Work required:
Using the records that follow, reproduce exactly the lines starting at the line containing "Give me the" and ending at the line containing "import seaborn as sns". Include both end lines and no pictures.

Records shown:
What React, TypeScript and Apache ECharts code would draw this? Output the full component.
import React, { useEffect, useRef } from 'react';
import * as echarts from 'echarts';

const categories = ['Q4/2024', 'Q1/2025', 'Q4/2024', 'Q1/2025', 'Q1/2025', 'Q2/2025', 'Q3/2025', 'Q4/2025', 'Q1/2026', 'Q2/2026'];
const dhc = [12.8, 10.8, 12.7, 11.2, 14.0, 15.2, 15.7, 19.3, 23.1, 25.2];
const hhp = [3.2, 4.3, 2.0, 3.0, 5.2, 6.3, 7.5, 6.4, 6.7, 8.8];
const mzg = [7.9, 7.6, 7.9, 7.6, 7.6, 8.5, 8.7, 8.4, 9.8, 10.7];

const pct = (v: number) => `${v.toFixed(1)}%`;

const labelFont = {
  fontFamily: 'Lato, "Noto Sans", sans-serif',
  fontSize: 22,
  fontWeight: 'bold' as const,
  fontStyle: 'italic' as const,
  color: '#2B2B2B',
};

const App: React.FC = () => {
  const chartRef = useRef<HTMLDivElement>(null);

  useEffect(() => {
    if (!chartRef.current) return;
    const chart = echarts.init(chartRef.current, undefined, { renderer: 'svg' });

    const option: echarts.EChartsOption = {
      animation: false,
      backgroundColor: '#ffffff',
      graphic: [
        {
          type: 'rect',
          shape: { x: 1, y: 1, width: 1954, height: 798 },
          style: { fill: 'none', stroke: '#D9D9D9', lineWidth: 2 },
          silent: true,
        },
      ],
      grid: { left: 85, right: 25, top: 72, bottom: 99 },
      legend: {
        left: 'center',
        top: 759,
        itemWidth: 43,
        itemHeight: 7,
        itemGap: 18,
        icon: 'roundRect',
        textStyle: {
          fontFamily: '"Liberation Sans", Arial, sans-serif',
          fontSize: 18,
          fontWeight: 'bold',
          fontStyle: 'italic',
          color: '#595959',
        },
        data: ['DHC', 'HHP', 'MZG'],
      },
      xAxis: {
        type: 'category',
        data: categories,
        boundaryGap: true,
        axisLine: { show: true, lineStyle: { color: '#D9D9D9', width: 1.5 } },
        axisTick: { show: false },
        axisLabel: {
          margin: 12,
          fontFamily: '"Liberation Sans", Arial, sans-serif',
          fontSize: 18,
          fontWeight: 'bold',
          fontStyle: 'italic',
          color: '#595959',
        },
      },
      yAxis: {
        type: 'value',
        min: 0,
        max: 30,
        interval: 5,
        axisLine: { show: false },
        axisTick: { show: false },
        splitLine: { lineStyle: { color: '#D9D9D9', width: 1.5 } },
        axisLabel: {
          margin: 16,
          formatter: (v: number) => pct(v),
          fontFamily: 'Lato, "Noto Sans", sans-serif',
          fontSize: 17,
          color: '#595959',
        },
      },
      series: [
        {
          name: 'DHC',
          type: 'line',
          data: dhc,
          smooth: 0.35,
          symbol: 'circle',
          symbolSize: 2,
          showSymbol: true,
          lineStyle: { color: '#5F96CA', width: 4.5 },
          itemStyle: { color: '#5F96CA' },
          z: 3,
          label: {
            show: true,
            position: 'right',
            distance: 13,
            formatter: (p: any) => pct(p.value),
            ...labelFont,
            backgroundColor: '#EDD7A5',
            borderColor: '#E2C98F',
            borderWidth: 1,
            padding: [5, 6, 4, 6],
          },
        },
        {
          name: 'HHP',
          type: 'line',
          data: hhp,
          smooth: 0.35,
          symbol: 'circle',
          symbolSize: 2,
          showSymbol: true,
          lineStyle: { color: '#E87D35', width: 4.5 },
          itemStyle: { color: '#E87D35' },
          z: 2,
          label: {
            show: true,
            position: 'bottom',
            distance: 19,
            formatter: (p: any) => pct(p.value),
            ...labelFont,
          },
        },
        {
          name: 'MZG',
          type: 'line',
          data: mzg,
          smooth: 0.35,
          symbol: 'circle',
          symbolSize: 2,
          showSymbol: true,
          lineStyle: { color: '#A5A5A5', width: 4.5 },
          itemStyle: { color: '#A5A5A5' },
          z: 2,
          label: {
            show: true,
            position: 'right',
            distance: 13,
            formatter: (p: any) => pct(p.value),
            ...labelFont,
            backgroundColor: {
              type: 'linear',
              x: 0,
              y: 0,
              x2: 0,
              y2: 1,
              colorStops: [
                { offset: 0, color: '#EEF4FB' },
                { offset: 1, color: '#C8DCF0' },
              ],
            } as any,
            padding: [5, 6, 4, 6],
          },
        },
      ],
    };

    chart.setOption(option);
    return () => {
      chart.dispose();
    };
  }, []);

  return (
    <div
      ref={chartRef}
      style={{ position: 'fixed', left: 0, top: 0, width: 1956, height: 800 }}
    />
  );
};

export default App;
* * *
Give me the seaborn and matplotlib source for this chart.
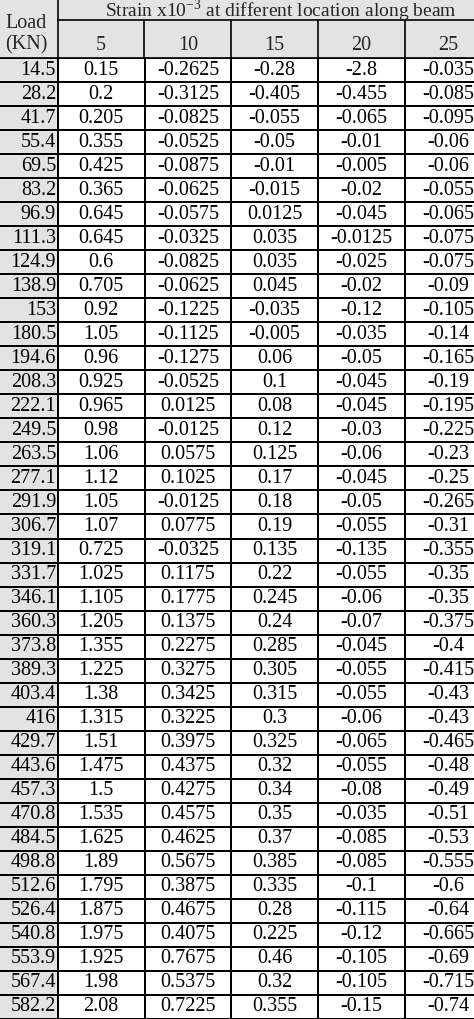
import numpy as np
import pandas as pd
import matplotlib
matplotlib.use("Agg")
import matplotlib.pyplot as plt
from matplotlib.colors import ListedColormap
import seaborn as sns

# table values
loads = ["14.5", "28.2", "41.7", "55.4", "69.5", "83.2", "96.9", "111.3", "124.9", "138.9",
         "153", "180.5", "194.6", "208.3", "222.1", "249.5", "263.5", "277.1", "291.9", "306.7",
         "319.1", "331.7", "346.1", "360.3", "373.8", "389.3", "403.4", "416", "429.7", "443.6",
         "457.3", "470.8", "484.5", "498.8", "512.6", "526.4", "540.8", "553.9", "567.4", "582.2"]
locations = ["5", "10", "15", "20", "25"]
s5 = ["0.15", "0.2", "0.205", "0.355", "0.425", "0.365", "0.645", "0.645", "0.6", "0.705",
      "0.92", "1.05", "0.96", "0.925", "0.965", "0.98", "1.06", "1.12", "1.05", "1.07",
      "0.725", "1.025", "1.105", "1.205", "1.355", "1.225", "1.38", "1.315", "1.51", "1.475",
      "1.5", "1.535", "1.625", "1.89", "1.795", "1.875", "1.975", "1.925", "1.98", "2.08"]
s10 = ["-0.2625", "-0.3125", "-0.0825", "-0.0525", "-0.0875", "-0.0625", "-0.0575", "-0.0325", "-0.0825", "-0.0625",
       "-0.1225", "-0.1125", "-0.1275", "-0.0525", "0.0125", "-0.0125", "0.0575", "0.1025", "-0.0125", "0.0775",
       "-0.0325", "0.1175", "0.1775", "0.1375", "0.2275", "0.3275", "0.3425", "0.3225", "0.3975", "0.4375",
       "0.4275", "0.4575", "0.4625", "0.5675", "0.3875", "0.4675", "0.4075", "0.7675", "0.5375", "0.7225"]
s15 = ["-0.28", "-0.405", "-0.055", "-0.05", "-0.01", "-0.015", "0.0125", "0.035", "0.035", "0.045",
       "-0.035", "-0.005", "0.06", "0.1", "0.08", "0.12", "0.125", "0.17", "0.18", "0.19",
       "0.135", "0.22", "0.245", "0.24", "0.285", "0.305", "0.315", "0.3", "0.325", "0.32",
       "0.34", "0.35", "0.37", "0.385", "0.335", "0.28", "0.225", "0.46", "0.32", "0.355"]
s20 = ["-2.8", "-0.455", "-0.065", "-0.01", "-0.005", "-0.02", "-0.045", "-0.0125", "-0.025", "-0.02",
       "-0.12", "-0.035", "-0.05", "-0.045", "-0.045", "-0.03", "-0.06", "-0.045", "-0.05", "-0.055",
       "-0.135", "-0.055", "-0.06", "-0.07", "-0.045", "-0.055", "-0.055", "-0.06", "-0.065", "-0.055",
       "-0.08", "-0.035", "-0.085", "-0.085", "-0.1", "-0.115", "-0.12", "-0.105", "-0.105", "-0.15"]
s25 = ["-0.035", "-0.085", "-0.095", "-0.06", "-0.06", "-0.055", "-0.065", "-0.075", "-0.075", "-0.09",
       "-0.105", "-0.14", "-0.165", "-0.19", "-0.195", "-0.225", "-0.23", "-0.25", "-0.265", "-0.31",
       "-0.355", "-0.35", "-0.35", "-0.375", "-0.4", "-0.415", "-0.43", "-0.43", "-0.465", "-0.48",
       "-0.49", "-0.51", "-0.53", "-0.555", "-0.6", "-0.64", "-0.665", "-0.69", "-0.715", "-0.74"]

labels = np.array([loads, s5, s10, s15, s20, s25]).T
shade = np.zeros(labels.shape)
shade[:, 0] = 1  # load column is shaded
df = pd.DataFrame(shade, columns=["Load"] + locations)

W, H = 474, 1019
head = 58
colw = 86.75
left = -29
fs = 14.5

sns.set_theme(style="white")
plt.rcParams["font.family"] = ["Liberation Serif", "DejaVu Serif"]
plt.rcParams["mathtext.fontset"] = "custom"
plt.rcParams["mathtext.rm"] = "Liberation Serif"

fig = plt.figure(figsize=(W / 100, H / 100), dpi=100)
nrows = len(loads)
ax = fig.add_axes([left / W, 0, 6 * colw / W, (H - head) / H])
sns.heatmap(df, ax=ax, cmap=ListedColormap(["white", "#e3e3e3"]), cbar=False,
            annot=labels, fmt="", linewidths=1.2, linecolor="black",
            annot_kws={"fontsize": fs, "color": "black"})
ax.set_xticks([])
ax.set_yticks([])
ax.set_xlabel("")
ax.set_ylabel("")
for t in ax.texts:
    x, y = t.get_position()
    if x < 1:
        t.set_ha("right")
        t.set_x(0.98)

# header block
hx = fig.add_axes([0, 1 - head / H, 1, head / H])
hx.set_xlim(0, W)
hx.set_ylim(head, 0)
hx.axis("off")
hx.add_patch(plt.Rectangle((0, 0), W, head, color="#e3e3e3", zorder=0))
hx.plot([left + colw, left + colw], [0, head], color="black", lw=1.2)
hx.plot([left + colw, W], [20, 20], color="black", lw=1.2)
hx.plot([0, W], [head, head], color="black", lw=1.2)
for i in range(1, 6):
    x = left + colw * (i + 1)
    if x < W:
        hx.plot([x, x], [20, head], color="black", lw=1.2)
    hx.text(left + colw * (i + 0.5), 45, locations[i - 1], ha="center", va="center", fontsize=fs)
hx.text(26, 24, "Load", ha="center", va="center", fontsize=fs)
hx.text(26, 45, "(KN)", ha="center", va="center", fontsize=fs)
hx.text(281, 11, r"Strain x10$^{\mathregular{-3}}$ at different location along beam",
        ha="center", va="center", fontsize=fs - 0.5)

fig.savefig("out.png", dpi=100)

Expected answer:
Give me the seaborn and matplotlib source for this chart.
import numpy as np
import pandas as pd
import matplotlib
matplotlib.use("Agg")
import matplotlib.pyplot as plt
from matplotlib.colors import ListedColormap
import seaborn as sns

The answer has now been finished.